§ **REQUIREMENTS**: Reproduce the data exactly and drop any pictures it holds.

§ **MATERIAL**:
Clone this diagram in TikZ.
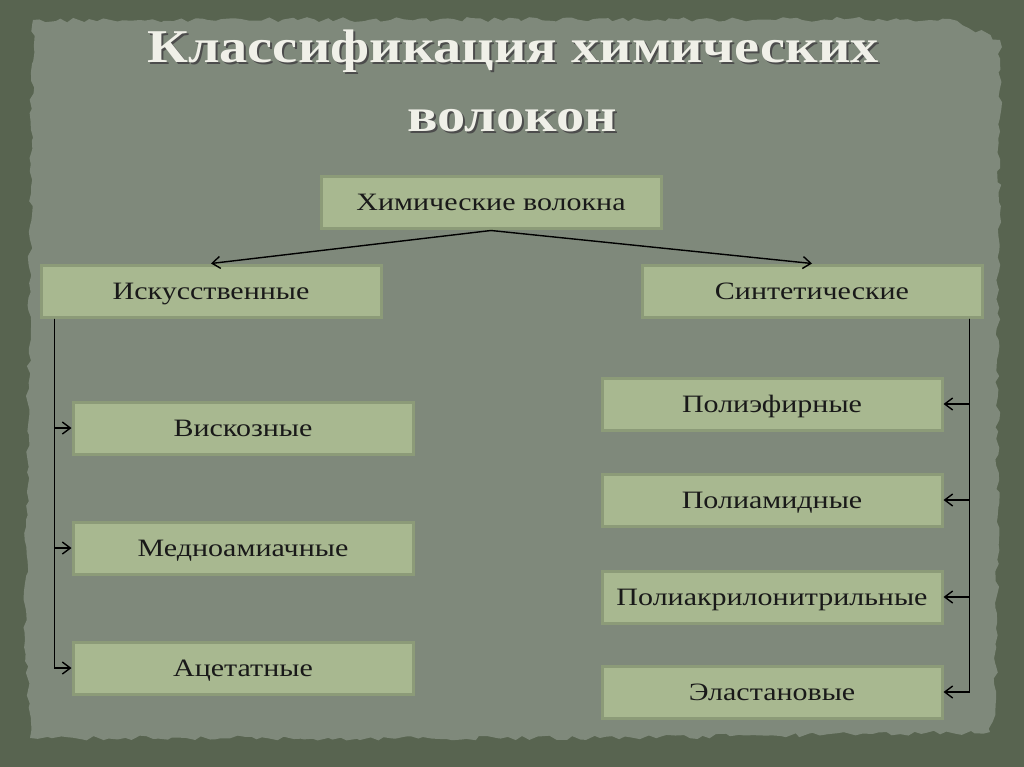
\documentclass[tikz,border=0pt]{standalone}
\usepackage{fontspec}
\setmainfont{Liberation Serif}[FakeStretch=1.2]
\usetikzlibrary{arrows.meta,decorations.pathmorphing}

\definecolor{outerbg}{RGB}{88,100,80}
\definecolor{panelbg}{RGB}{127,137,123}
\definecolor{boxfill}{RGB}{168,184,144}
\definecolor{boxedge}{RGB}{140,155,120}
\definecolor{titlecol}{RGB}{240,240,232}

\begin{document}
\begin{tikzpicture}[x=1pt,y=-1pt,
    box/.style={draw=boxedge,line width=3pt,fill=boxfill,minimum width=340pt,
      minimum height=52pt,inner sep=0pt},
    lbl/.style={anchor=base,text=black!90,font=\fontsize{25}{28}\selectfont},
    title/.style={anchor=base,text=titlecol,font=\fontsize{47}{50}\selectfont\bfseries},
    arr/.style={-{Straight Barb[length=8pt,width=12pt]},line width=1.4pt}]
     \useasboundingbox (0,0) rectangle (1024,767);
     % background and torn panel
     \fill[outerbg] (0,0) rectangle (1024,767);
     \fill[panelbg,decorate,decoration={random steps,segment length=7pt,amplitude=2.5pt}]
       (33,20) -- (950,19) -- (1000,40) -- (996,700) -- (990,732) -- (600,738) -- (30,738) -- (25,640) -- cycle;
     % title
     \node[title,text=black!70] (tsh1) at (515,65) {Классификация химических};
     \node[title,text=black!70] (tsh2) at (514,134) {волокон};
     \node[title] (t1) at (513,63) {Классификация химических};
     \node[title] (t2) at (512,132) {волокон};
     % boxes
     \node[box] (fib) at (491,203) {};
     \node[box] (art) at (211,291) {};
     \node[box] (syn) at (812,291) {};
     \foreach \n/\y in {vis/428,med/548,ace/668}
      \node[box] (\n) at (243,\y) {};
     \foreach \n/\y in {pol/404,pa/500,pan/597,ela/692}
      \node[box] (\n) at (772,\y) {};
     % labels on the baseline
     \foreach \n/\t in {fib/Химические волокна,art/Искусственные,syn/Синтетические,
       vis/Вискозные,med/Медноамиачные,ace/Ацетатные,pol/Полиэфирные,pa/Полиамидные,
       pan/Полиакрилонитрильные,ela/Эластановые}
      \node[lbl] (\n-t) at ([yshift=-8pt]\n.center) {\t};
     % connectors
     \draw[arr] (fib.south) -- (art.north);
     \draw[arr] (fib.south) -- (syn.north);
     \coordinate (busL) at ([xshift=15pt]art.south west);
     \coordinate (busR) at ([xshift=-14pt]syn.south east);
     \foreach \n in {vis,med,ace}
      \draw[arr] (busL) |- (\n.west);
     \foreach \n in {pol,pa,pan,ela}
      \draw[arr] (busR) |- (\n.east);
    \end{tikzpicture}
\end{document}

§ **EXERCISE ANSWER**:
Clone this diagram in TikZ.
\documentclass[tikz,border=0pt]{standalone}
\usepackage{fontspec}
\setmainfont{Liberation Serif}[FakeStretch=1.2]
\usetikzlibrary{arrows.meta,decorations.pathmorphing}

\definecolor{outerbg}{RGB}{88,100,80}
\definecolor{panelbg}{RGB}{127,137,123}
\definecolor{boxfill}{RGB}{168,184,144}
\definecolor{boxedge}{RGB}{140,155,120}
\definecolor{titlecol}{RGB}{240,240,232}

\begin{document}
\begin{tikzpicture}[x=1pt,y=-1pt,
    box/.style={draw=boxedge,line width=3pt,fill=boxfill,minimum width=340pt,
      minimum height=52pt,inner sep=0pt},
    lbl/.style={anchor=base,text=black!90,font=\fontsize{25}{28}\selectfont},
    title/.style={anchor=base,text=titlecol,font=\fontsize{47}{50}\selectfont\bfseries},
    arr/.style={-{Straight Barb[length=8pt,width=12pt]},line width=1.4pt}]
     \useasboundingbox (0,0) rectangle (1024,767);
     % background and torn panel
     \fill[outerbg] (0,0) rectangle (1024,767);
     \fill[panelbg,decorate,decoration={random steps,segment length=7pt,amplitude=2.5pt}]
       (33,20) -- (950,19) -- (1000,40) -- (996,700) -- (990,732) -- (600,738) -- (30,738) -- (25,640) -- cycle;
     % title
     \node[title,text=black!70] (tsh1) at (515,65) {Классификация химических};
     \node[title,text=black!70] (tsh2) at (514,134) {волокон};
     \node[title] (t1) at (513,63) {Классификация химических};
     \node[title] (t2) at (512,132) {волокон};
     % boxes
     \node[box] (fib) at (491,203) {};
     \node[box] (art) at (211,291) {};
     \node[box] (syn) at (812,291) {};
     \foreach \n/\y in {vis/428,med/548,ace/668}
      \node[box] (\n) at (243,\y) {};
     \foreach \n/\y in {pol/404,pa/500,pan/597,ela/692}
      \node[box] (\n) at (772,\y) {};
     % labels on the baseline
     \foreach \n/\t in {fib/Химические волокна,art/Искусственные,syn/Синтетические,
       vis/Вискозные,med/Медноамиачные,ace/Ацетатные,pol/Полиэфирные,pa/Полиамидные,
       pan/Полиакрилонитрильные,ela/Эластановые}
      \node[lbl] (\n-t) at ([yshift=-8pt]\n.center) {\t};
     % connectors
     \draw[arr] (fib.south) -- (art.north);
     \draw[arr] (fib.south) -- (syn.north);
     \coordinate (busL) at ([xshift=15pt]art.south west);
     \coordinate (busR) at ([xshift=-14pt]syn.south east);
     \foreach \n in {vis,med,ace}
      \draw[arr] (busL) |- (\n.west);
     \foreach \n in {pol,pa,pan,ela}
      \draw[arr] (busR) |- (\n.east);
    \end{tikzpicture}
\end{document}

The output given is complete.